Holding — Arguello, J.
- The United States District Court for the District of Colorado held that the proposed settlement was preliminarily approved as fair, reasonable, and adequate.
Rule
- A class action settlement must be fair, reasonable, and adequate to be preliminarily approved by the court.
Reasoning
- The United States District Court reasoned that the settlement negotiations appeared to be conducted fairly and without collusion, as the parties had actively advocated for their positions over a year of litigation.
- The judge noted that serious legal questions remained, which could affect the outcome if the case continued to trial.
- Although the court had granted summary judgment on liability, further litigation posed risks of lower damages due to statutory limits on class recovery under the FDCPA.
- The settlement guaranteed immediate payouts to class members, while protracted litigation could yield uncertain results.
- The court found the proposed settlement was within a reasonable range and served the best interests of the class.
- Additionally, the court addressed concerns regarding the proposed class notice, ensuring compliance with procedural rules while striking overly burdensome requirements for class members wishing to object.
Deep Dive: How the Court Reached Its Decision
Settlement Negotiations
The court noted that the settlement negotiations appeared to have been conducted fairly and without collusion. The parties had engaged in active advocacy for their positions over a period of more than a year, which included extensive fact discovery and motions practice. This involved well-briefed dispositive motions, including a Cross-Motion for Summary Judgment, which demonstrated the seriousness and informed nature of the negotiations. The court found that there was no indication of any collusion between the parties, thereby reinforcing the legitimacy of the settlement process. The involvement of experienced class counsel, who were familiar with consumer class actions, further supported the fairness of the negotiations.

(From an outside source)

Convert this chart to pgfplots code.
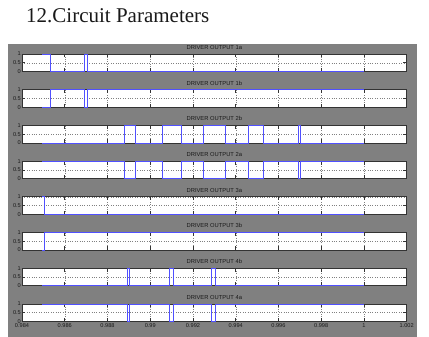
\documentclass[border=0pt]{standalone}
\usepackage{pgfplots}
\pgfplotsset{compat=1.18}
\usepackage{fontspec}
\setmainfont{Liberation Serif}
\newfontfamily\axfont{Liberation Sans}
\definecolor{figgray}{RGB}{128,128,128}
\definecolor{sig}{RGB}{80,80,255}
\pgfplotsset{panel/.style={
  scale only axis, width=384.7pt, height=17.5pt,
  xmin=0.984, xmax=1.002, ymin=0, ymax=1,
  xtick={0.984,0.986,0.988,0.990,0.992,0.994,0.996,0.998,1.000,1.002},
  xticklabels={},
  ytick={0,0.5,1}, yticklabels={0,0.5,1},
  tick align=inside, tick pos=both, ticklabel pos=left,
  major tick length=3.5pt,
  grid=major, grid style={dotted, black!50, line width=0.4pt},
  axis line style={black!80, line width=0.6pt},
  tick style={black!80, line width=0.6pt},
  axis background/.style={fill=white},
  clip=false,
  every axis title/.style={at={(0.5,1)}, anchor=base, yshift=4.5pt, inner sep=0pt,
    font=\axfont\fontsize{5.8}{6}\selectfont, text=black!90},
  yticklabel style={font=\axfont\fontsize{5.6}{6}\selectfont, inner sep=1pt, text=black!90},
  xticklabel style={font=\axfont\fontsize{5.6}{6}\selectfont, inner sep=1pt, yshift=-1.2pt, text=black!90},
  every axis plot post/.append style={sig, line width=0.75pt, const plot, mark=none},
  anchor=south west,
}}
\begin{document}
\begin{tikzpicture}
\path[use as bounding box] (0,0) rectangle (429pt,337pt);
\fill[figgray] (8pt,0) rectangle (417pt,293pt);
\node[anchor=base west, font=\fontsize{21}{24}\selectfont, inner sep=0pt, text=black!90] at (26pt,314pt) {12.Circuit Parameters};

\begin{axis}[panel, at={(22pt,265.5pt)}, title={DRIVER OUTPUT 1a}]
\addplot coordinates {(0.98494,1) (0.98533,0) (0.98692,1) (0.98706,0) (1.0,0)};
\end{axis}

\begin{axis}[panel, at={(22pt,229.8pt)}, title={DRIVER OUTPUT 1b}]
\addplot coordinates {(0.98494,0) (0.98533,1) (0.98692,0) (0.98706,1) (1.0,1)};
\end{axis}

\begin{axis}[panel, at={(22pt,194.1pt)}, title={DRIVER OUTPUT 2b}]
\addplot coordinates {(0.98494,0) (0.98880,1) (0.98931,0) (0.99058,1) (0.99147,0) (0.99250,1) (0.99350,0) (0.99461,1) (0.99528,0) (0.99695,1) (0.99703,0) (1.0,0)};
\end{axis}

\begin{axis}[panel, at={(22pt,158.4pt)}, title={DRIVER OUTPUT 2a}]
\addplot coordinates {(0.98494,1) (0.98880,0) (0.98931,1) (0.99058,0) (0.99147,1) (0.99250,0) (0.99350,1) (0.99461,0) (0.99528,1) (0.99695,0) (0.99703,1) (1.0,1)};
\end{axis}

\begin{axis}[panel, at={(22pt,122.7pt)}, title={DRIVER OUTPUT 3a}]
\addplot coordinates {(0.98494,1) (0.98505,0) (1.0,0)};
\end{axis}

\begin{axis}[panel, at={(22pt,87.0pt)}, title={DRIVER OUTPUT 3b}]
\addplot coordinates {(0.98494,0) (0.98505,1) (1.0,1)};
\end{axis}

\begin{axis}[panel, at={(22pt,51.3pt)}, title={DRIVER OUTPUT 4b}]
\addplot coordinates {(0.98494,0) (0.98892,1) (0.98903,0) (0.99091,1) (0.99109,0) (0.99288,1) (0.99306,0) (1.0,0)};
\end{axis}

\begin{axis}[panel, at={(22pt,15.6pt)}, title={DRIVER OUTPUT 4a},
  xticklabels={0.984,0.986,0.988,0.99,0.992,0.994,0.996,0.998,1,1.002}]
\addplot coordinates {(0.98494,1) (0.98892,0) (0.98903,1) (0.99091,0) (0.99109,1) (0.99288,0) (0.99306,1) (1.0,1)};
\end{axis}
\end{tikzpicture}
\end{document}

The court gave weight to the judgment of Class Counsel regarding the merits and reasonableness of the settlement, affirming that their expertise contributed to a robust negotiation process. Overall, these factors indicated that the settlement was the result of genuine, arm's length negotiations.
Legal Questions and Risks
The court recognized that serious legal questions existed that could significantly impact the outcome of the litigation if it were to continue. Although the court had granted summary judgment regarding the defendant's liability under the Fair Debt Collection Practices Act, there remained uncertainties related to the damages that could be recovered by the class members. Specifically, the statutory limits on class recovery under the FDCPA posed a risk that the total damages awarded could be considerably lower than the $23,000 Settlement Fund. The court highlighted that the statutory cap could limit class members' recovery to either $500,000 or one percent of the defendant's net worth, which the defendant indicated would result in a recovery far below the agreed settlement amount. Additionally, the court pointed out that proving actual damages from the voicemails would present challenges for the named plaintiff and class members, further complicating the potential outcomes. Therefore, the court concluded that the risks associated with continued litigation reinforced the reasonableness of the settlement.

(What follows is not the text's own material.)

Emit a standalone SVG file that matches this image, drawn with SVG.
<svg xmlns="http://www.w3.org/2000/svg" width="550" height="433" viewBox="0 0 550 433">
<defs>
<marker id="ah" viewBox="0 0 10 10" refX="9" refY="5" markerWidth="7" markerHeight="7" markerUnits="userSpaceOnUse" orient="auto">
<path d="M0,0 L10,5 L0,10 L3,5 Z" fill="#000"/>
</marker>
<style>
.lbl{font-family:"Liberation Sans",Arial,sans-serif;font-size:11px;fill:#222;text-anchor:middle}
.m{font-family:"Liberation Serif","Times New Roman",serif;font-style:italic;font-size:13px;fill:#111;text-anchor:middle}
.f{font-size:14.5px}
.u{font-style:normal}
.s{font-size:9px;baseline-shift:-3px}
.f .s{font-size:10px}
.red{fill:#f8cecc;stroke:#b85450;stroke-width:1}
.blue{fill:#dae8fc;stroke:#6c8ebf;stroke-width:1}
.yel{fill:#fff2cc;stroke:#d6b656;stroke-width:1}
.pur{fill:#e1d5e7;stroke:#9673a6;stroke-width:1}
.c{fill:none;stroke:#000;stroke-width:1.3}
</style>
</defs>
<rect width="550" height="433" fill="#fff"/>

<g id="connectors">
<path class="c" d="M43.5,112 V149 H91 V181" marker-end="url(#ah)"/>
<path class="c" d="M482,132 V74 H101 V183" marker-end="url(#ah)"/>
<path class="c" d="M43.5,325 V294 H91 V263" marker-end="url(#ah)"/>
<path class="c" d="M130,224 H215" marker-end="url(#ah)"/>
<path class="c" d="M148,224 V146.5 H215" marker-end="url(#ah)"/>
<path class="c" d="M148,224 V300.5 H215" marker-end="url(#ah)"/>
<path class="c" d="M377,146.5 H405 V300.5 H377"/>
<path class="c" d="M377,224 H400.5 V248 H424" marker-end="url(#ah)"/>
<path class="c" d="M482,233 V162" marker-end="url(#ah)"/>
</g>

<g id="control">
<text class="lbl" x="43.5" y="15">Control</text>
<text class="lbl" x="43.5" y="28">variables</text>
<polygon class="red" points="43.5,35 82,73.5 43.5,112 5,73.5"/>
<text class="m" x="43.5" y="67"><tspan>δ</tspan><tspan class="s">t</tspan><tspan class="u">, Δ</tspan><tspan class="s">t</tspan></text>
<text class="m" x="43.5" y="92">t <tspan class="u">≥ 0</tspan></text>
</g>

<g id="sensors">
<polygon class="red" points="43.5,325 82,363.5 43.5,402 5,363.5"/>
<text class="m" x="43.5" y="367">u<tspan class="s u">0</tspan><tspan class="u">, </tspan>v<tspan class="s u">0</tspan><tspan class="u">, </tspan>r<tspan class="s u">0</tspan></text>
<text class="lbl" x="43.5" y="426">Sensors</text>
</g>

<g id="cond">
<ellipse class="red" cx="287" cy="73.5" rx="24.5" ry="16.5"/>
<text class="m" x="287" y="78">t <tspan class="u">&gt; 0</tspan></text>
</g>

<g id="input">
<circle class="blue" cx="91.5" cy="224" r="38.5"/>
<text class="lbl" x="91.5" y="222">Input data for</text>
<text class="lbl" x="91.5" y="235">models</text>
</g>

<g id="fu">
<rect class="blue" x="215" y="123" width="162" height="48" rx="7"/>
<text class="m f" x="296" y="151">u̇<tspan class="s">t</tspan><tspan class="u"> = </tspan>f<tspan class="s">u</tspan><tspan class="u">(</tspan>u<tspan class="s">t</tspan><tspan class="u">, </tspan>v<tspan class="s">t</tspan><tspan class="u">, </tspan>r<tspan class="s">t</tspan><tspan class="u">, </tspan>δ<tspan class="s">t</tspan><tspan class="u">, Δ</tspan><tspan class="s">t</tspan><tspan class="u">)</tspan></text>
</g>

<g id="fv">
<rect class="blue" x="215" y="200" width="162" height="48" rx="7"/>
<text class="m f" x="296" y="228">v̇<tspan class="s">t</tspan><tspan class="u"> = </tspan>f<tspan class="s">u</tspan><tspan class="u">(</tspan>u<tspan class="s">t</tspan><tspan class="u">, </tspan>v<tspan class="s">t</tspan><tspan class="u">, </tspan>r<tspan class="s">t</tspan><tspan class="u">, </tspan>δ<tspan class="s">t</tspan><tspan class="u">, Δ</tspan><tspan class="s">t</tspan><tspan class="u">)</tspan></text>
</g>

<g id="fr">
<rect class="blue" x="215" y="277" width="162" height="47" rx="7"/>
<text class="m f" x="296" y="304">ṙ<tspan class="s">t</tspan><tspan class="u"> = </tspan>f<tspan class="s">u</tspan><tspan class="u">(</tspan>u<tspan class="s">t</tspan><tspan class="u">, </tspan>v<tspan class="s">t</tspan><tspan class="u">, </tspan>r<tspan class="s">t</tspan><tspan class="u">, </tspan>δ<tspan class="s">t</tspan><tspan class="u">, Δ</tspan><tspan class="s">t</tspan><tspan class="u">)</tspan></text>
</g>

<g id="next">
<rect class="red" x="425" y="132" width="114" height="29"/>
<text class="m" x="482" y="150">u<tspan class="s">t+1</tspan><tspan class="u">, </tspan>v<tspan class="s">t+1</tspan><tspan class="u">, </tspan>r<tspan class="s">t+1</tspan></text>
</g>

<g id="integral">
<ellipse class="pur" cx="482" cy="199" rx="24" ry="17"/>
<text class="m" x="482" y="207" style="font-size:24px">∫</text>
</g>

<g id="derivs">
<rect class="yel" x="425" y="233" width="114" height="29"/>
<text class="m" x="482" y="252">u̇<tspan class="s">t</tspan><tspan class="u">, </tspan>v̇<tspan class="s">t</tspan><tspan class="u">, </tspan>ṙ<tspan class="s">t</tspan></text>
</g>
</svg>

Value of Immediate Recovery
The court emphasized the importance of immediate recovery for class members as a critical factor in evaluating the proposed settlement. It found that the settlement guaranteed all class members an equal cash payment, which provided a certain and expedient resolution to their claims. The potential payouts, depending on the claims rate, ranged from $7.10 to $71.00, which represented a tangible benefit as opposed to the uncertainty of protracted litigation. The court contrasted this immediate recovery with the possibility of future relief, which could be diminished by a lengthy trial, post-trial motions, and appeals. Given the risks and the inherent uncertainties of litigation, the court determined that the value of an immediate recovery far outweighed the prospect of uncertain future relief. This consideration further supported the conclusion that the settlement was in the best interests of the class.

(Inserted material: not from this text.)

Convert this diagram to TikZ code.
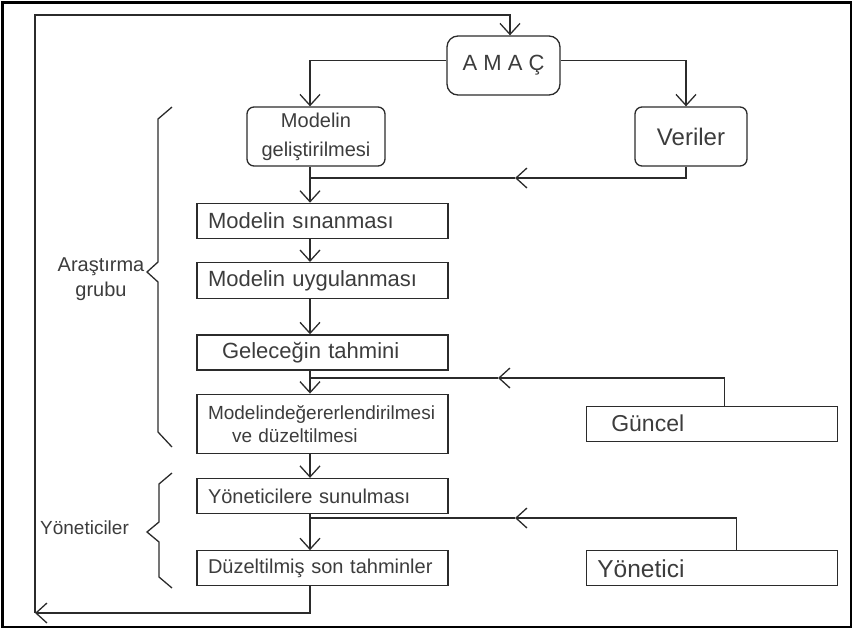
\documentclass[tikz,border=0pt]{standalone}
\usepackage{fontspec}
\setmainfont{Liberation Sans}
\usepackage{xcolor}
\usetikzlibrary{arrows.meta,positioning}
\definecolor{ink}{HTML}{2B2B2B}
\definecolor{graytext}{HTML}{3C3C3C}

\begin{document}
\begin{tikzpicture}[x=1pt, y=-1pt,
  frame/.style={draw=black, line width=2.5pt},
  rbox/.style={draw=ink, line width=1.3pt, rounded corners=7pt, align=center,
               text=graytext, inner sep=0pt},
  box/.style={draw=ink, line width=1.3pt, text width=229pt, inner xsep=11pt,
              inner ysep=0pt, minimum height=35pt, align=left, text=graytext,
              font=\fontsize{22}{26}\selectfont},
  side/.style={box, font=\fontsize{24}{28}\selectfont},
  line/.style={draw=ink, line width=1.3pt},
  arrow/.style={line, -{Straight Barb[length=11pt, width=20pt]}},
  brace/.style={line, line join=miter},
  grouptext/.style={text=graytext, align=center, font=\fontsize{20}{25}\selectfont}
]
\useasboundingbox (0,0) rectangle (854,630);
\draw[frame] (2.5,2.5) rectangle (851,627);
\coordinate (spine) at (310,0);

% top part
\node[rbox, rounded corners=11pt, minimum width=113pt, minimum height=59pt,
      font=\fontsize{22}{26}\selectfont] (amac) at (503.5,65.5) {A M A Ç};
\node[rbox, minimum width=138pt, minimum height=59pt,
      font=\fontsize{20}{29}\selectfont] (modgel) at (316,136.5) {Modelin\\geliştirilmesi};
\node[rbox, minimum width=112pt, minimum height=59pt,
      font=\fontsize{24}{28}\selectfont] (veriler) at (691,136.5) {Veriler};

% main column
\node[box, below=36pt of modgel, xshift=6.5pt] (sin) {Modelin sınanması};
\node[box, below=23pt of sin, minimum height=36pt] (uyg) {Modelin uygulanması};
\node[box, below=35pt of uyg] (gel) {\hspace*{14pt}Geleceğin tahmini};
\node[box, below=23pt of gel, minimum height=59pt,
      font=\fontsize{19}{23}\selectfont] (deg) {Modelindeğererlendirilmesi\\\hspace*{24pt}ve düzeltilmesi};
\node[box, below=24pt of deg, font=\fontsize{20}{24}\selectfont] (yonsun) {Yöneticilere sunulması};
\node[box, below=36pt of yonsun, font=\fontsize{20}{24}\selectfont] (duz) {Düzeltilmiş son tahminler};

% side inputs
\node[side, right=137pt of deg, inner xsep=25pt, text width=201pt,
      font=\fontsize{23}{27}\selectfont] (guncel) {Güncel};
\node[side, right=137pt of duz, font=\fontsize{24.5}{28}\selectfont] (yonetici) {Yönetici};

% groups
\node[grouptext] (arastirma) at (101,279.5) {Araştırma\\grubu};
\node[grouptext, font=\fontsize{19}{23}\selectfont] (yoneticiler) at (84.5,528) {Yöneticiler};
\draw[brace] (172,107) -- (158,119) -- (158,262) -- (147,272) -- (158,282) -- (158,432) -- (172,447);
\draw[brace] (172,473) -- (159,484) -- (159,522) -- (147,532) -- (159,542) -- (159,577) -- (172,588);

% connectors
\coordinate (loopb) at (35,613);
\coordinate (loopt) at (510,15);
\coordinate (vmid) at (515,178);
\coordinate (gmid) at (498,378);
\coordinate (ymid) at (515,518);

\draw[arrow] ([yshift=5pt]amac.west) -| (spine |- modgel.north);
\draw[arrow] ([yshift=5pt]amac.east) -| ([xshift=-5pt]veriler.north);
\draw[arrow] ([xshift=-5pt]veriler.south) |- (vmid);
\draw[line] (vmid) -- (spine |- vmid);
\draw[arrow] (spine |- modgel.south) -- (spine |- sin.north);
\draw[arrow] (spine |- sin.south) -- (spine |- uyg.north);
\draw[arrow] (spine |- uyg.south) -- (spine |- gel.north);
\draw[arrow] (spine |- gel.south) -- (spine |- deg.north);
\draw[arrow] (spine |- deg.south) -- (spine |- yonsun.north);
\draw[arrow] (spine |- yonsun.south) -- (spine |- duz.north);
\draw[arrow] ([xshift=12.5pt]guncel.north) |- (gmid);
\draw[line] (gmid) -- (spine |- gmid);
\draw[arrow] ([xshift=24.5pt]yonetici.north) |- (ymid);
\draw[line] (ymid) -- (spine |- ymid);
\draw[arrow] (spine |- duz.south) |- (loopb);
\draw[arrow] (loopb) -- (loopb |- loopt) -- (loopt) -- (loopt |- amac.north);
\end{tikzpicture}
\end{document}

Overall Fairness of the Settlement
The court ultimately found that the proposed settlement fell within a reasonable range of approval and served the best interests of the plaintiff class. It concluded that the various elements of the settlement, including the $23,000 Settlement Fund and the $2,000 award to the representative plaintiff, were fair and adequate given the circumstances. The court also noted that the defendant's agreement to pay up to $75,000 in attorney fees and costs, as well as to cover the costs of administering the settlement, further indicated the reasonableness of the settlement terms. The court's preliminary approval was guided by the understanding that ensuring class members received an equitable distribution of funds was paramount. In light of the thorough negotiations and the risks associated with further litigation, the court affirmed that the settlement was fair, reasonable, and adequate.
Class Notice Requirements
The court addressed the necessity of providing adequate notice to class members as mandated by Federal Rule of Civil Procedure 23(c)(2)(B). It highlighted that the notice must clearly and concisely inform class members of the nature of the action, the definition of the class, and their rights regarding the settlement. The court approved the method of delivering notice, which involved direct mailing to class members using a third-party claims administrator, confirming that all identified class members could be reached through reasonable efforts. However, the court identified problematic requirements in the proposed notice that could unduly burden class members wishing to object to the settlement. Specifically, the notice had imposed onerous conditions that required class members to provide detailed legal justifications for their objections, along with a personal appearance at the fairness hearing. The court ordered these requirements to be removed, emphasizing that class members should have a clear and accessible opportunity to voice their objections without unnecessary barriers.